What I took from this:

Even colleges are not immune to stupidity.
 
Re: Downtown Crossing

Well Boston is one of the most racist cities in America.
 
Re: Downtown Crossing

Well, I know for a fact there are a lot of anti-semetic professors at Northeastern.
 
Re: Downtown Crossing

This is a well known fact that Boston is pretty damn racist.

True...it exists everywhere. Despite being the great melting pot, I've met some pretty racist people from NYC too.

Also, after spending four years of college down South, I can definitely say it's quite a bit more racist down there haha

I think the "Boston is the most racist city" reputation is more bark than bite. It's mostly due to the problems in the 70s and before (which every single city in the country had) and the fact that demographically, Boston doesn't have many black people. I remember talking about this stuff to my friend and a couple of his cousins (all of whom are black and from Dorchester) and they basically said they didn't know what I was talking about when I mentioned that Boston was considered to be racist.
 
Re: Downtown Crossing

Boston consistently ranks at the top for racist cities particularly due to the fact that the city is still deeply segregated. It has been slowly changing over the past couple decades with gentrification, but we're still a very divided city.

Anyways, back to DTX please.
 
Racist - not especially;

Insular, protective and ethnically-defined neighborhoods - most certainly.
 
Boston has insular neighborhoods according to racial and class lines. This is true of MANY cities, NYC included.

Eric Fischer's FLIKR census project.

New England in general is absurdly provincial and insular on totally arbitrary political lines besides class, race and ethnicity. We're not a melting pot at all up here in our little corner of the country, but we're generally VERY tolerant towards co-existence. And no, that's not a "separate but equal" sort of thing. It's the way Yankee culture has been ever since the puritans mellowed out into Congregationalists and Unitarians.
 
Insular, protective and ethnically-defined neighborhoods - most certainly.

That comes off as racist to most outsiders. I'm not saying Boston is unique but when you see how segregated it still is it makes you pause.
 
How does one remedy a problem largely predicated on economics?
 
While riding the Red Line going into Downtown, there's a group college students talking about how there are too many Asians in Boston and that they should go back to where they came from, all the while, pretending not to notice my group of friends standing just a few feet away.

What I took from this:

Even colleges are not immune to stupidity.

If you/any of your friends speak any Asian languages, you should have started talking in that language and laughing a lot. Get them real paranoid.
 
Before we start bandying about this absurd and unfounded idea that Boston is more racist and/or segregated than other major American cities, how about we look at some research rather than rumors?

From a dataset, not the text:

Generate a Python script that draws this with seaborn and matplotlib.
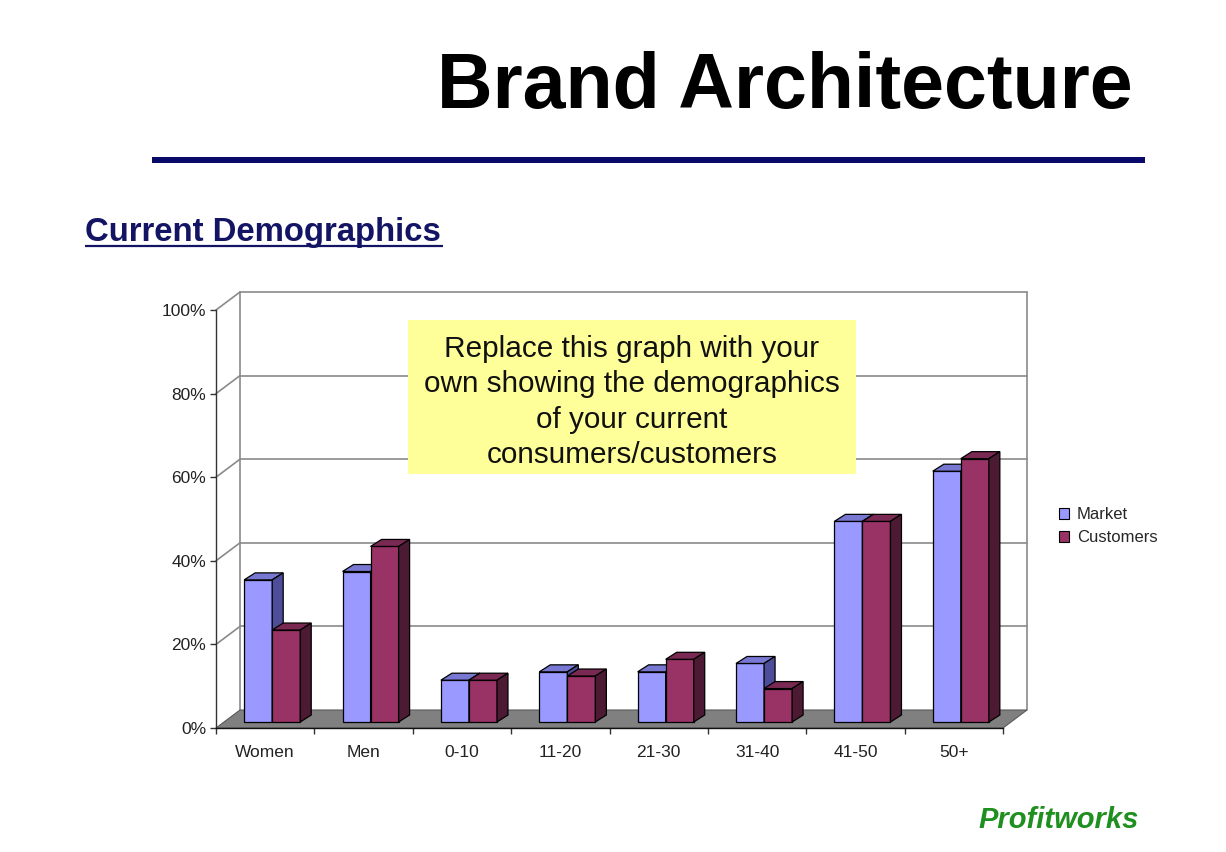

http://www.businessinsider.com/most-segregated-cities-census-maps-2013-4?op=1

Get your heads out of the 1970s busing crisis, please. Boston's racism/segregation problem is also New York's, LA's, Chicago's, Miami's, Philadelphia's, AMERICA'S racism/segregation problem.
 
Sometimes its racism, sometimes its vicious economic cycles, but sometimes... its just that people like to be with people of a culture they can identify with or are familiar with.

Now there's certainly problems that need to be acknowledged and worked out, but can't just say everything's racism.
 
i would admit that i'm racist. we all are. i'd challenge any of you to deny your own deep-seated beliefs. To suggest that a certain geographic area is somehow more racist than another is to ignore fundamental human nature.
 
To suggest that a certain geographic area is somehow more racist than another is to ignore fundamental human nature.

This is just as absurd as what Van said. Some people are more racist than others and many of them live together in the same geographic area. Boston simply isn't one of those areas.

Go to the deep south. Go to the Ozarks. Western and Northern Michigan. A Ft. Lauderdale country club. Go to those places and be black or hispanic or middle eastern (or indian and mistaken for middle eastern because the ignorant assholes don't know the difference) and tell me that no place is more racist than another or that Boston stands out in America a strongly racist place.